Borsa Psikolojisinin Dinamikleriyle Başa Çıkma Yolları
Borsa psikolojisindeki bu dört temel dinamikle başa çıkabilmek için yatırımcıların birkaç temel stratejiyi benimsemesi önemlidir:
- Planlı Yatırım: Piyasa duygularına kapılmadan hareket etmek için uzun vadeli bir yatırım planı oluşturmak önemlidir. Böylece ani dalgalanmalar karşısında daha az duygusal tepkiler verilebilir.
- Risk Yönetimi: Belirli risk toleranslarına göre yatırım yapmak ve portföyü çeşitlendirmek, korku ve paniği azaltmaya yardımcı olur.
- Duyguları Kontrol Etme: Yatırımcıların bilinçli olarak duygu yönetimi yapması, borsa psikolojisinin olumsuz etkilerinden korunmalarını sağlar. Profesyonel yatırımcılar, piyasa koşullarına göre duygusal tepkilerini kontrol altında tutmayı başarır.
- Piyasa Eğitimi ve Bilgi: Finansal okuryazarlık, yatırımcıların duygusal hareketlerden kaçınarak daha mantıklı ve analitik kararlar almasına yardımcı olur.
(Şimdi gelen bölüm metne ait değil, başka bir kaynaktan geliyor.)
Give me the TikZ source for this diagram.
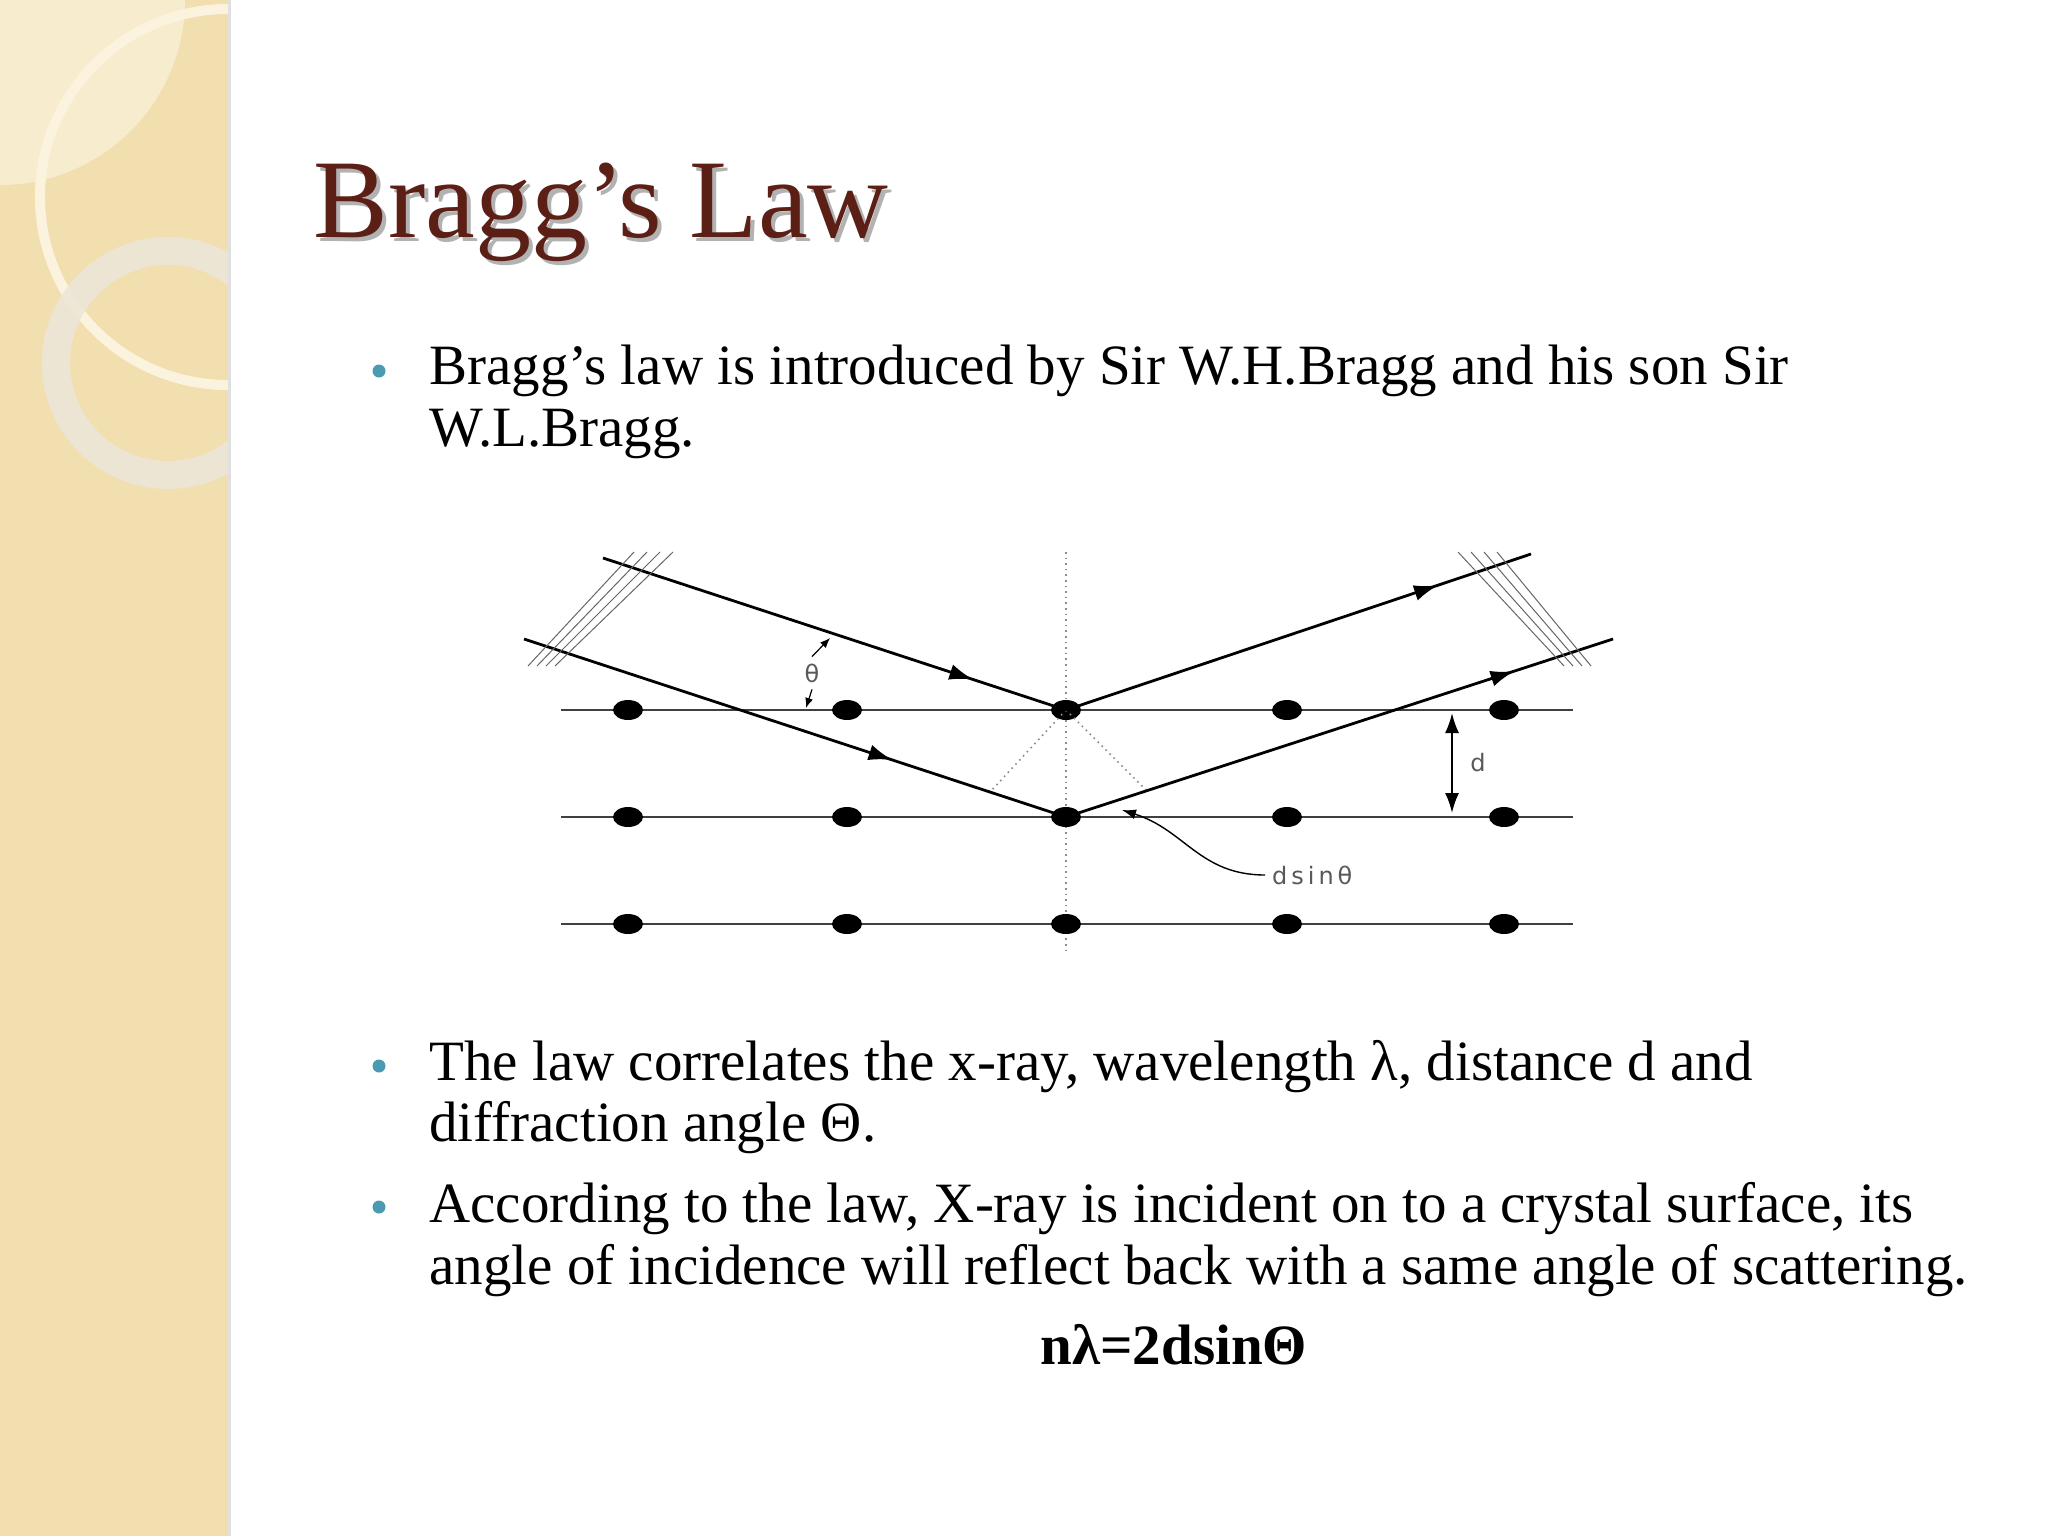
\documentclass[tikz,border=0pt]{standalone}
\usepackage{fontspec}
\setmainfont{Liberation Serif}
\newfontfamily\diagfont{DejaVu Sans}
\usetikzlibrary{decorations.markings,arrows.meta,shapes.geometric}
\definecolor{side}{HTML}{F2DFB0}
\definecolor{sidelight}{HTML}{F7ECCE}
\definecolor{ringA}{HTML}{FBF3DE}
\definecolor{ringB}{HTML}{ECE6D8}
\definecolor{titlecol}{HTML}{5C1F16}
\definecolor{bulletcol}{HTML}{4A9AB2}
\tikzset{
  ray/.style={line width=1.4pt},
  lattice/.style={line width=0.7pt, black!75},
  wave/.style={line width=0.5pt, black!60},
  atom/.style={ellipse, fill=black, minimum width=15pt, minimum height=10pt, inner sep=0pt},
  dotl/.style={dotted, line width=0.8pt, black!45},
  body/.style={anchor=base west, font=\fontsize{28.5}{30}\selectfont, inner sep=0pt},
  bul/.style={circle, fill=bulletcol, minimum size=6.5pt, inner sep=0pt},
  dlab/.style={font=\diagfont\fontsize{12}{12}\selectfont, text=black!65},
  midarrow/.style={postaction={decorate, decoration={markings, mark=at position #1 with {\arrow{Latex[length=12pt,width=8pt]}}}}}
}
\begin{document}
\begin{tikzpicture}[x=0.5pt,y=-0.5pt]
\useasboundingbox (0,0) rectangle (2048,1536);
\fill[white] (0,0) rectangle (2048,1536);
% sidebar
\begin{scope}
\clip (0,0) rectangle (228,1536);
\fill[side] (0,0) rectangle (228,1536);
\fill[sidelight] (0,0) circle (185);
\draw[ringA, line width=5pt] (228,197) circle (188);
\draw[ringB, line width=14pt, opacity=0.9] (168,363) circle (112);
\end{scope}
\fill[black!12] (228,0) rectangle (231,1536);
% title
\node[anchor=base west, inner sep=0pt, text=black!30, font=\fontsize{56}{56}\selectfont] at (317,241) {Bragg’s Law};
\node[anchor=base west, inner sep=0pt, text=titlecol, font=\fontsize{56}{56}\selectfont] (title) at (313,237) {Bragg’s Law};
% bullets
\node[bul] (b1) at (379,371) {};
\node[bul] (b2) at (379,1066) {};
\node[bul] (b3) at (379,1207) {};
\node[body] (t1) at (429,384) {Bragg’s law is introduced by Sir W.H.Bragg and his son Sir};
\node[body] (t2) at (429,446) {W.L.Bragg.};
\node[body] (t3) at (429,1080) {The law correlates the x-ray, wavelength λ, distance d and};
\node[body] (t4) at (429,1141) {diffraction angle Θ.};
\node[body] (t5) at (429,1222) {According to the law, X-ray is incident on to a crystal surface, its};
\node[body] (t6) at (429,1284) {angle of incidence will reflect back with a same angle of scattering.};
\node[anchor=base, inner sep=0pt, font=\bfseries\fontsize{28.5}{30}\selectfont] (eq) at (1174,1364) {nλ=2dsinΘ};
% diagram
\draw[dotl] (1066,552) -- (1066,953);
\foreach \y/\r in {710/1,817/2,924/3}{
  \draw[lattice] (561,\y) -- (1573,\y);
  \foreach \x/\c in {628/1,847/2,1066/3,1287/4,1504/5}{
    \node[atom] (a\r\c) at (\x,\y) {};
  }
}
\draw[dotl] (a13.center) -- (990,792);
\draw[dotl] (a13.center) -- (1148,792);
\coordinate (i1) at (603,558);
\coordinate (i2) at (524,639);
\coordinate (o1) at (1531,554);
\coordinate (o2) at (1613,639);
\draw[ray, midarrow=0.8] (i1) -- (a13.center);
\draw[ray, midarrow=0.68] (i2) -- (a23.center);
\draw[ray, midarrow=0.8] (a13.center) -- (o1);
\draw[ray, midarrow=0.82] (a23.center) -- (o2);
\foreach \k in {0,1,2,3}{
  \draw[wave] (528+9*\k,666) -- (634+13*\k,552);
  \draw[wave] (1458+13*\k,552) -- (1564+9*\k,666);
}
% d
\draw[line width=1pt, {Latex[length=10pt,width=7pt]}-{Latex[length=10pt,width=7pt]}] (1452,713) -- (1452,813);
\node[dlab] (dl) at (1478,763) {d};
% theta
\node[dlab] (th) at (812,673) {θ};
\draw[line width=0.6pt, -{Latex[length=5pt,width=4pt]}] (th.north) -- (830,638);
\draw[line width=0.6pt, -{Latex[length=5pt,width=4pt]}] (th.south) -- (806,708);
% dsin
\node[dlab, anchor=west] (ds) at (1265,875) {d\,s\,i\,n\,θ};
\draw[line width=0.7pt, -{Latex[length=7pt,width=5pt]}] (ds.west) .. controls (1200,875) and (1185,830) .. (1122,810);
\end{tikzpicture}
\end{document}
Borsa, yalnızca matematiksel analizlerin veya grafiklerin değil, aynı zamanda insanların duygusal tepkilerinin de bir yansımasıdır. Korku, açgözlülük, umut ve panik gibi duygular, yatırımcı davranışlarını ve dolayısıyla piyasanın yönünü etkileyen başlıca unsurlardır. Yatırımcılar, bu duyguların farkında olarak hareket ettiklerinde, piyasanın dalgalı yapısında daha sağlam adımlar atabilirler. Borsada uzun vadeli başarılı olmanın sırrı, yatırımcıların bu dört temel dinamiği tanıyıp, kendi duygusal tepkilerini kontrol altında tutabilmesidir.
Çekince
Burada yer alan yatırım bilgi, yorum ve tavsiyeleri yatırım danışmanlığı kapsamında değildir. Yatırım danışmanlığı hizmeti, yetkili kuruluşlar tarafından kişilerin risk ve getiri tercihleri dikkate alınarak kişiye özel sunulmaktadır. Burada yer alan yorum ve tavsiyeler ise genel niteliktedir. Bu tavsiyeler mali durumunuz ile risk ve getiri tercihlerinize uygun olmayabilir. Bu nedenle, sadece burada yer alan bilgilere dayanılarak yatırım kararı verilmesi beklentilerinize uygun sonuçlar doğurmayabilir.